LEC meeting, 12th Nov, Marieke Schouwstra
By Simon Kirby | November 8, 2013
Time: 11-12.30, Tuesday 12th November
Place: B21 7 George Square
Semantic structure and emerging conventions in silent gesture
Marieke Schouwstra
When individuals do not share a common language, they cannot reliably use existing linguistic conventions when they communicate. This is is the case in, e.g., unsupervised second language acquisition and home sign. I will briefly review observations from these systems, showing that they are largely governed by semantic organisational principles (Jackendoff, 2002).
Subsequently, I will present results from my silent gesture experiments, in which naive participants were asked to describe events using only gesture and no speech (similarly to Goldin-Meadow et al., 2008). I will show that, like unsupervised second language learners and homesigners, silent gesturers shape utterances flexibly and according to their meaning:
– Whereas for simple events that involve motion through space (e.g., ‘pirate smashes guitar’), SOV basic word order is preferred, more abstract intensional events (e.g., ‘pirate searches guitar’) give rise to a different ordering: SVO.
– When participants are asked to describe events that take place at some other time than now (e.g., ‘a pirate smashes a guitar at three o’clock’), they systematically apply a strategy similar to that observed in adult second language learners and homesigners, in which the temporal information precedes—and never interrupts—the event information (such as in ‘3 O’CLOCK-PIRATE-GUITAR-THROW’). This mirrors the semantic representation of a temporally displaced event.

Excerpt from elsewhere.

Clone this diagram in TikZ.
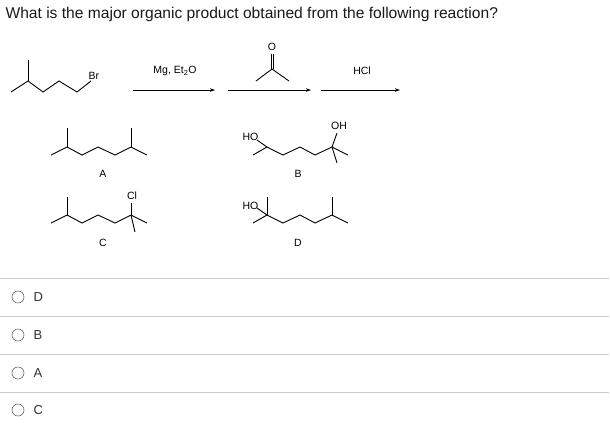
\documentclass[tikz,border=0pt]{standalone}
\usepackage{fontspec}
\setmainfont{Liberation Sans}
\usetikzlibrary{arrows.meta}
\begin{document}
\begin{tikzpicture}[x=1pt,y=-1pt,
  bond/.style={line width=0.9pt,line join=miter},
  lab/.style={font=\fontsize{10.5}{11}\selectfont,inner sep=0.5pt},
  rxn/.style={line width=0.9pt,-{Stealth[length=5pt,width=3.5pt]}},
  opt/.style={font=\fontsize{13}{15}\selectfont,anchor=west,text=black!80},
  sep/.style={draw=black!20,line width=0.6pt}]
\useasboundingbox (0,0) rectangle (610,424);
\node[anchor=west,font=\fontsize{15.6}{18}\selectfont,text=black!90] (q) at (2,14) {What is the major organic product obtained from the following reaction?};
% starting material
\draw[bond] (11,92)--(28,81)--(43,92)--(59,81)--(77,92)--(91,81); \draw[bond] (28,81)--(28,60);
\node[lab,anchor=west] (br) at (88,76) {Br};
% arrows
\coordinate (a1) at (133,90); \coordinate (b1) at (215,90);
\coordinate (a2) at (228,90); \coordinate (b2) at (311,90);
\coordinate (a3) at (321,90); \coordinate (b3) at (400,90);
\draw[rxn] (a1)--(b1); \draw[rxn] (a2)--(b2); \draw[rxn] (a3)--(b3);
\node[lab] (mg) at (175,71) {Mg, Et\textsubscript{2}O};
\node[lab] (hcl) at (362,71) {HCl};
\draw[bond] (256,81)--(272,69)--(289,81);
\draw[bond] (271,69)--(271,54); \draw[bond] (273,69)--(273,54);
\node[lab] (o) at (272,47) {O};
% A
\draw[bond] (51,155)--(67,147)--(82,155)--(98,147)--(115,155)--(131,147)--(147,155);
\draw[bond] (67,147)--(67,128); \draw[bond] (131,147)--(131,128);
\node[lab] (la) at (103,174) {A};
% B
\draw[bond] (253,155)--(267,147)--(283,155)--(300,147)--(315,155)--(332,147)--(348,155);
\draw[bond] (267,147)--(257,140); \draw[bond] (332,147)--(337,133); \draw[bond] (332,147)--(337,163);
\node[lab,anchor=east] (hob) at (259,137) {HO};
\node[lab] (ohb) at (339,126) {OH};
\node[lab] (lb) at (298,174) {B};
% C
\draw[bond] (51,223)--(67,215)--(82,223)--(98,215)--(115,223)--(131,215)--(147,223);
\draw[bond] (67,215)--(67,197); \draw[bond] (131,215)--(131,203); \draw[bond] (131,215)--(135,232);
\node[lab] (cl) at (132,196) {Cl};
\node[lab] (lc) at (103,243) {C};
% D
\draw[bond] (253,223)--(267,215)--(283,223)--(300,215)--(315,223)--(332,215)--(348,223);
\draw[bond] (267,215)--(267,197); \draw[bond] (267,215)--(257,208); \draw[bond] (332,215)--(332,197);
\node[lab,anchor=east] (hod) at (259,206) {HO};
\node[lab] (ld) at (298,243) {D};
% options
\draw[sep] (0,278)--(609,278); \draw[sep] (0,316)--(609,316); \draw[sep] (0,354)--(609,354); \draw[sep] (0,392)--(609,392);
\foreach \y/\t in {297/D,335/B,373/A,410/C}{
  \draw[black!60,line width=0.6pt] (18,\y) circle (6);
  \node[opt] at (30,\y) {\t};
}
\end{tikzpicture}
\end{document}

These observations strengthen the hypothesis that in language systems without full syntax, meaning determines structure, suggesting an evolutionary scenario in which semantic structure preceded syntactic structure. However, how and why have these early semantic stages of language evolved such that the relationship between utterance structure and semantic structure became obscured? In other words, how did language go from semantic organising principles to fully functioning syntactic rules? I will conclude with some ideas how to investigate this question empirically, using various silent gesture lab experiments that incorporate repeated social transmission.